Im Alter von 23 Jahren trat der tief religiöse Camacho der Gruppierung Unión Cruceñista Civil bei, eine rechte Organisation, die von der Internationalen Föderation der Menschenrechte (FIDH) als paramilitärisch und rassistisch bezeichnet wird. Camacho ist auch Mitglied des Ordens Ritter des Orients, einer ultrakonservativen Loge. Ideologisch steht Camacho dem rechtsgerichteten Präsidenten Brasiliens Jair Bolsonaro sehr nahe.
Morales machte sich am Montagabend auf den Weg ins Exil nach Mexiko, wo er am Dienstagabend ankam.

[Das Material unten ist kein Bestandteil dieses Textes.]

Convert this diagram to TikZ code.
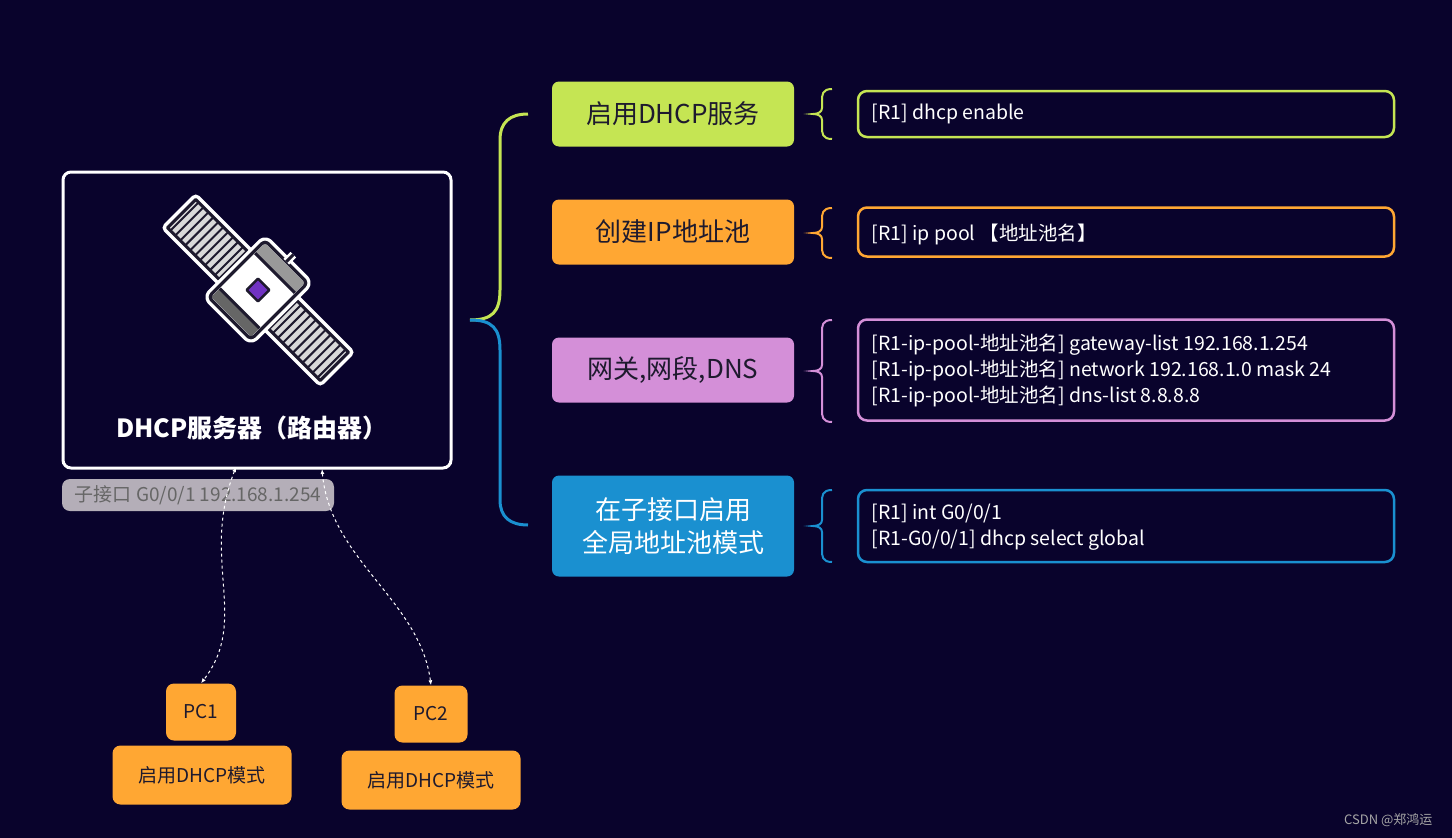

BREAKING: Bolivian President Evo Morales touches down in Mexico where he's been granted political asylum following Sunday's right-wing coup. Evo is accompanied by Vice President Alvaro Garcia Linera, and cordially received by Mexican FM @m_ebrard. @teleSURenglish pic.twitter.com/kWygdpVoKw
— Camila (@camilateleSUR) November 12, 2019
«Es schmerzt mich, das Land aus politischen Gründen zu verlassen, aber ich werde mich immer kümmern. Bald komme ich mit mehr Kraft und Energie zurück», hatte Morales am Montag auf Twitter geschrieben. Wie die Zeitung «Pagina 12» berichtet, sprachen sich der designierte argentinische Präsident Alberto Fernandez mit den Präsidenten Perus Martín Vizcarra und den Präsidenten Paraguays Mario Abdo und den mexikanischen Präsidenten Andrés Manuel López Obrador ab, um Morales bei der Flucht nach Mexiko zu unterstützen. Dort wurde dem Bolivianer aus humanitären Gründen Asyl gewährt.